Arguably, in early 2010, there was a tiny little recovery according to both of the above charts. From December 2009 to April 2010, real unemployment declined from 13.6% (where it stands today) to 12.8%. The reported rate hovered around 9.9%, mostly because people were re-entering the labor force as some actual jobs were created and they tried to get them. By October, however, we were back up to 13.5%. But the media was reporting 9.5% and talking of green shoots. By March 2011, the reported rate was below 9% for the first time, but actual unemployment was 13.3%, essentially flat with the record highs of the period. The stock market continued to rally on word of the recovery, one that all reporters who went out and talked to real people were surprisingly unable to find.
And I think that’s officially the most terrifying thing I’ve ever put on a graph. No, it’s not perfectly correlated. But the Dow Jones takes into account a couple more things than unemployment. Interestingly, that early 2010 period when unemployment was actually better than it was being reported (at least on a directional level) was where there was the least correlation. At the same time, arguably the entire recovery and perception that the economy is improving, that US equities are worth something again, that everything’s going to be okay in the medium-term and (of course!) the long-term, all of the history of the US economy since March 2009, is based on a lie. Or at the very least, a subtle oversight.
Keep in mind that this gap has nothing to do with the “under-employed,” itself a meaningful data point of people working a few hours instead of full-time. Not one person in this gap is under-employed. They all have no work, or at least no legal work. Not one hour.

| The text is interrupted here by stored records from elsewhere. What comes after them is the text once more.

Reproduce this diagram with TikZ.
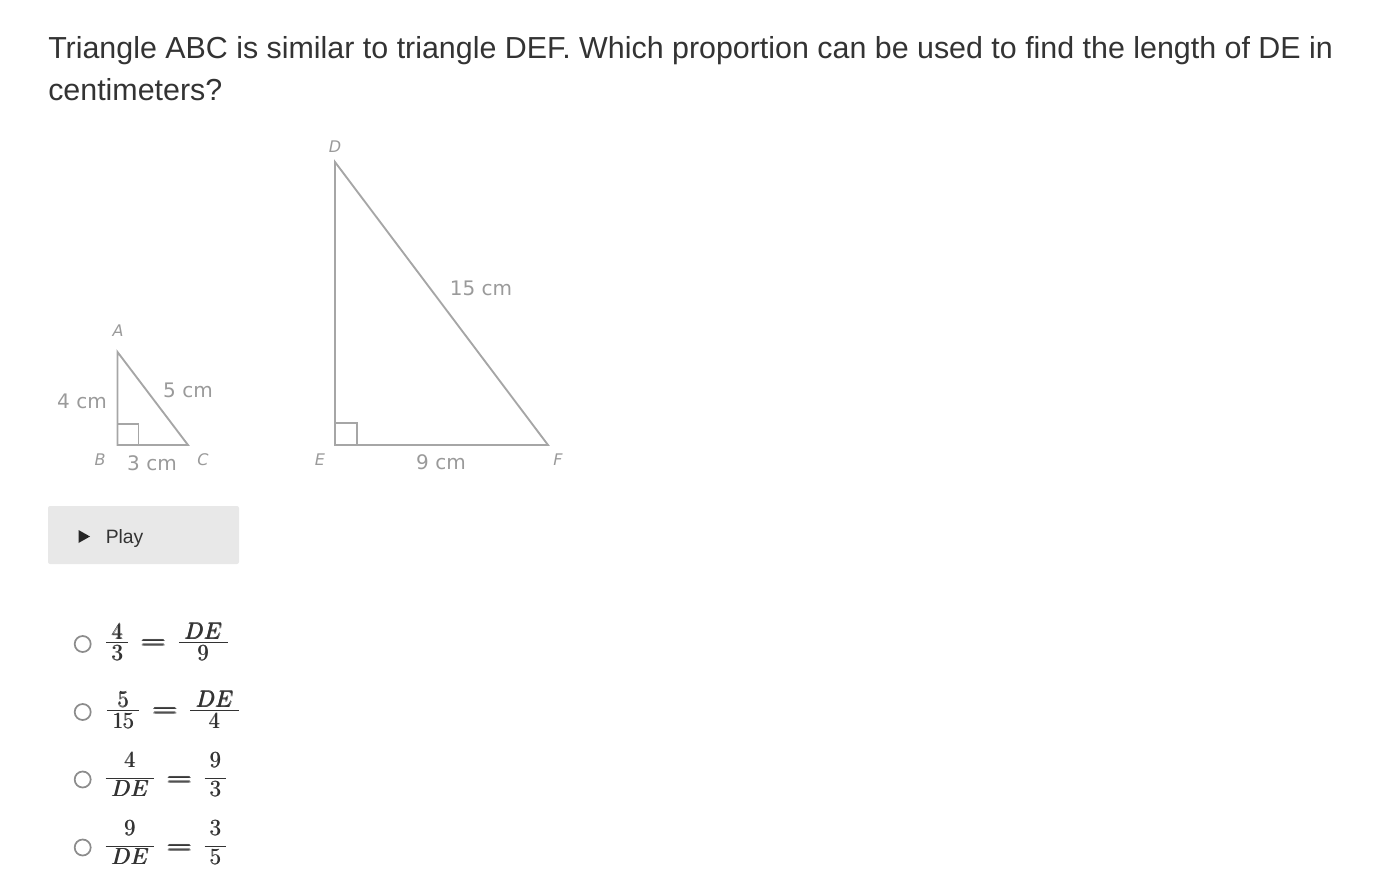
\documentclass[tikz,border=0pt]{standalone}
\usepackage[no-math]{fontspec}
\usepackage{amsmath}
\setmainfont{Liberation Sans}
\newfontfamily\labelfont{DejaVu Sans}
\definecolor{txt}{HTML}{333333}
\definecolor{edge}{HTML}{A6A6A6}
\definecolor{lbl}{HTML}{9A9A9A}
\definecolor{btn}{HTML}{E8E8E8}
\definecolor{ring}{HTML}{8C8C8C}
% fraction as the answer choices show it (optional: extra gap under the numerator)
\newcommand{\fr}[3][0]{\pmb{\frac{\textstyle\mkern4mu\rule[-#1em]{0pt}{0pt}#2\mkern4mu}{\textstyle\mkern4mu\rule{0pt}{0.77em}#3\mkern4mu}}}
\newcommand{\eqsign}{\scalebox{1.5}[1.1]{$\pmb{=}$}}
\begin{document}
\begin{tikzpicture}[x=0.75pt, y=-0.75pt,
    side/.style={draw=edge, line width=1.4pt, line join=miter},
    vlabel/.style={font=\labelfont\itshape\fontsize{12}{14}\selectfont, text=lbl, inner sep=0},
    len/.style={font=\labelfont\fontsize{15}{18}\selectfont, text=lbl, inner sep=0},
    radio/.style={draw=ring, line width=1.3pt, circle, minimum size=12pt, inner sep=0},
    eq/.style={font=\fontsize{16}{19}\selectfont, text=txt, inner sep=0, anchor=base}]
\useasboundingbox (0,0) rectangle (1389,896);
% question
\node[anchor=base west, inner sep=0, text=txt, font=\fontsize{22.8}{27}\selectfont] (q1) at (48,58) {Triangle ABC is similar to triangle DEF. Which proportion can be used to find the length of DE in};
\node[anchor=base west, inner sep=0, text=txt, font=\fontsize{22.8}{27}\selectfont] (q2) at (48,100) {centimeters?};
% small triangle
\coordinate (A) at (117.5,352);
\coordinate (B) at (117.5,445);
\coordinate (C) at (188,445);
\draw[side] (A) -- (B) -- (C) -- cycle;
\draw[side] (117.5,424) -- (138.5,424) -- (138.5,445);
\node[vlabel] (la) at (118,331) {A};
\node[vlabel] (lb) at (100,460) {B};
\node[vlabel] (lc) at (203,460) {C};
\node[len] (l4) at (82,401) {4 cm};
\node[len] (l5) at (188,390) {5 cm};
\node[len] (l3) at (152,463) {3 cm};
% large triangle
\coordinate (D) at (335,162);
\coordinate (E) at (335,445);
\coordinate (F) at (548,445);
\draw[side] (D) -- (E) -- (F) -- cycle;
\draw[side] (335,423) -- (357,423) -- (357,445);
\node[vlabel] (ld) at (335,147) {D};
\node[vlabel] (le) at (320,460) {E};
\node[vlabel] (lf) at (558,460) {F};
\node[len] (l15) at (481,288) {15 cm};
\node[len] (l9) at (441,462) {9 cm};
% play button
\fill[btn, rounded corners=1.5pt] (48,506) rectangle (239,564);
\fill[black!85] (78.5,530) -- (90,536.5) -- (78.5,543) -- cycle;
\node[anchor=west, inner sep=0, text=txt, font=\fontsize{14.5}{17}\selectfont] (play) at (105.5,538) {Play};
% answer choices
\node[radio] (r1) at (82.7,644) {};
\node[radio] (r2) at (82.7,712) {};
\node[radio] (r3) at (82.7,779.5) {};
\node[radio] (r4) at (82.7,847.5) {};
\node[eq] (a1l) at (117.8,648.6) {$\fr{4}{3}$};
\node[eq] (a1e) at (154,649.6) {\eqsign};
\node[eq] (a1r) at (203.7,648.6) {$\fr{DE}{9}$};
\node[eq] (a2l) at (123.7,716.6) {$\fr{5}{15}$};
\node[eq] (a2e) at (165.7,717.6) {\eqsign};
\node[eq] (a2r) at (215,716.6) {$\fr{DE}{4}$};
\node[eq] (a3l) at (130.5,784.6) {$\fr[0.45]{4}{DE}$};
\node[eq] (a3e) at (180,786) {\eqsign};
\node[eq] (a3r) at (216,784.6) {$\fr[0.45]{9}{3}$};
\node[eq] (a4l) at (130.5,852.6) {$\fr[0.45]{9}{DE}$};
\node[eq] (a4e) at (180,854) {\eqsign};
\node[eq] (a4r) at (216,852.6) {$\fr[0.45]{3}{5}$};
\end{tikzpicture}
\end{document}
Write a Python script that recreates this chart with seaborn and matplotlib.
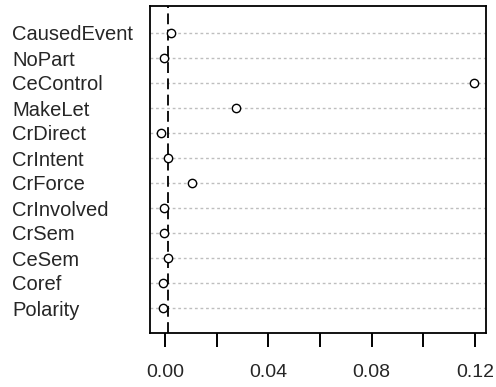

The gap is currently at a record-high 5.5%. For context, that was the entire (reported) national unemployment rate in May 2008. Or the entire (real) national unemployment rate in January 2007, when the reported rate was 4.6%, the last time the gap was below 1%. We are currently under-counting the unemployment rate by the entire unemployed population of January 2007.
Numerically, everyone who was out of work in January 2007 is currently so far out of work that they cannot even be counted by the BLS. They aren’t trying to work, they may never work. And meanwhile, the entire American public’s perception of the economy is what is slipping through that gap.
I have been saying for a long time that we’re moving toward a post-work economy, one where the model of making a wage for employment is archaic and only viable for the few. It looks now much more like we’re hurtling toward that reality. With blinders on so we don’t see the cliff until we’re midair.